# Written instruction
Please output every line of the material as it stands, without the pictures.
☆ ☆ ☆
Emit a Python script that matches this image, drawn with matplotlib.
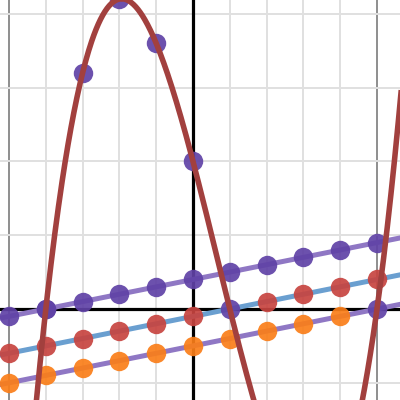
import numpy as np
import matplotlib
matplotlib.use("Agg")
import matplotlib.pyplot as plt

# raices del cubico y = (x+4)(x-1)(x-5)
raices = [-4, 1, 5]

xs_lineas = np.arange(-5, 6)
# tres rectas de pendiente 1
y_arriba = xs_lineas + 4
y_medio = xs_lineas - 1
y_abajo = xs_lineas - 5

# puntos morados sobre la cubica
x_cubica_pts = [-3, -2, -1, 0]
y_cubica_pts = [32, 42, 36, 20]

# puntos rojos (recta del medio) y naranjas (recta de abajo)
x_rojos = [-5, -4, -3, -2, -1, 0, 2, 3, 4, 5]
y_rojos = [-6, -5, -4, -3, -2, -1, 1, 2, 3, 4]
x_naranjas = [-5, -4, -3, -2, -1, 0, 1, 2, 3, 4]
y_naranjas = [-10, -9, -8, -7, -6, -5, -4, -3, -2, -1]


def cubica(x):
    return (x - raices[0]) * (x - raices[1]) * (x - raices[2])


fig = plt.figure(figsize=(4, 4), dpi=100)
ax = fig.add_axes([0, 0, 1, 1])
ax.set_xlim(-193 / 36.8, 207 / 36.8)
ax.set_ylim(-91 / 7.38, 309 / 7.38)
ax.axis('off')

# cuadricula
for gx in range(-6, 7):
    if gx == 0:
        continue
    c = '#8e8e8e' if gx % 5 == 0 else '#e0e0e0'
    ax.axvline(gx, color=c, lw=1.4, zorder=0)
for gy in range(-10, 50, 10):
    if gy == 0:
        continue
    ax.axhline(gy, color='#e0e0e0', lw=1.4, zorder=0)
ax.axvline(0, color='black', lw=2.3, zorder=1)
ax.axhline(0, color='black', lw=2.3, zorder=1)

# rectas
xl = np.array([-6, 6])
ax.plot(xl, xl + 4, color='#8f77c4', lw=3.6, zorder=2, solid_capstyle='butt')
ax.plot(xl, xl - 1, color='#6a9fd0', lw=3.6, zorder=2, solid_capstyle='butt')
ax.plot(xl, xl - 5, color='#8f77c4', lw=3.6, zorder=2, solid_capstyle='butt')

ms = 14
ax.plot(x_rojos, y_rojos, 'o', color='#c74440', alpha=0.92, ms=ms, mew=0, zorder=3)
ax.plot(x_naranjas, y_naranjas, 'o', color='#fa7e19', alpha=0.92, ms=ms, mew=0, zorder=3)
ax.plot(xs_lineas, y_arriba, 'o', color='#6042a6', alpha=0.92, ms=ms, mew=0, zorder=3)
ax.plot(x_cubica_pts, y_cubica_pts, 'o', color='#6042a6', alpha=0.92, ms=ms, mew=0, zorder=3)
ax.plot(raices, [0, 0, 0], 'o', color='#6042a6', alpha=0.92, ms=ms, mew=0, zorder=3)

xc = np.linspace(-6, 6, 600)
ax.plot(xc, cubica(xc), color='#a2403e', lw=4, zorder=4)

fig.savefig('out.png', dpi=100)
☆ ☆ ☆
# Exercise response
Emit a Python script that matches this image, drawn with matplotlib.
import numpy as np
import matplotlib
matplotlib.use("Agg")
import matplotlib.pyplot as plt

# raices del cubico y = (x+4)(x-1)(x-5)
raices = [-4, 1, 5]

xs_lineas = np.arange(-5, 6)
# tres rectas de pendiente 1
y_arriba = xs_lineas + 4
y_medio = xs_lineas - 1
y_abajo = xs_lineas - 5

# puntos morados sobre la cubica
x_cubica_pts = [-3, -2, -1, 0]
y_cubica_pts = [32, 42, 36, 20]

# puntos rojos (recta del medio) y naranjas (recta de abajo)
x_rojos = [-5, -4, -3, -2, -1, 0, 2, 3, 4, 5]
y_rojos = [-6, -5, -4, -3, -2, -1, 1, 2, 3, 4]
x_naranjas = [-5, -4, -3, -2, -1, 0, 1, 2, 3, 4]
y_naranjas = [-10, -9, -8, -7, -6, -5, -4, -3, -2, -1]


def cubica(x):
    return (x - raices[0]) * (x - raices[1]) * (x - raices[2])


fig = plt.figure(figsize=(4, 4), dpi=100)
ax = fig.add_axes([0, 0, 1, 1])
ax.set_xlim(-193 / 36.8, 207 / 36.8)
ax.set_ylim(-91 / 7.38, 309 / 7.38)
ax.axis('off')

# cuadricula
for gx in range(-6, 7):
    if gx == 0:
        continue
    c = '#8e8e8e' if gx % 5 == 0 else '#e0e0e0'
    ax.axvline(gx, color=c, lw=1.4, zorder=0)
for gy in range(-10, 50, 10):
    if gy == 0:
        continue
    ax.axhline(gy, color='#e0e0e0', lw=1.4, zorder=0)
ax.axvline(0, color='black', lw=2.3, zorder=1)
ax.axhline(0, color='black', lw=2.3, zorder=1)

# rectas
xl = np.array([-6, 6])
ax.plot(xl, xl + 4, color='#8f77c4', lw=3.6, zorder=2, solid_capstyle='butt')
ax.plot(xl, xl - 1, color='#6a9fd0', lw=3.6, zorder=2, solid_capstyle='butt')
ax.plot(xl, xl - 5, color='#8f77c4', lw=3.6, zorder=2, solid_capstyle='butt')

ms = 14
ax.plot(x_rojos, y_rojos, 'o', color='#c74440', alpha=0.92, ms=ms, mew=0, zorder=3)
ax.plot(x_naranjas, y_naranjas, 'o', color='#fa7e19', alpha=0.92, ms=ms, mew=0, zorder=3)
ax.plot(xs_lineas, y_arriba, 'o', color='#6042a6', alpha=0.92, ms=ms, mew=0, zorder=3)
ax.plot(x_cubica_pts, y_cubica_pts, 'o', color='#6042a6', alpha=0.92, ms=ms, mew=0, zorder=3)
ax.plot(raices, [0, 0, 0], 'o', color='#6042a6', alpha=0.92, ms=ms, mew=0, zorder=3)

xc = np.linspace(-6, 6, 600)
ax.plot(xc, cubica(xc), color='#a2403e', lw=4, zorder=4)

fig.savefig('out.png', dpi=100)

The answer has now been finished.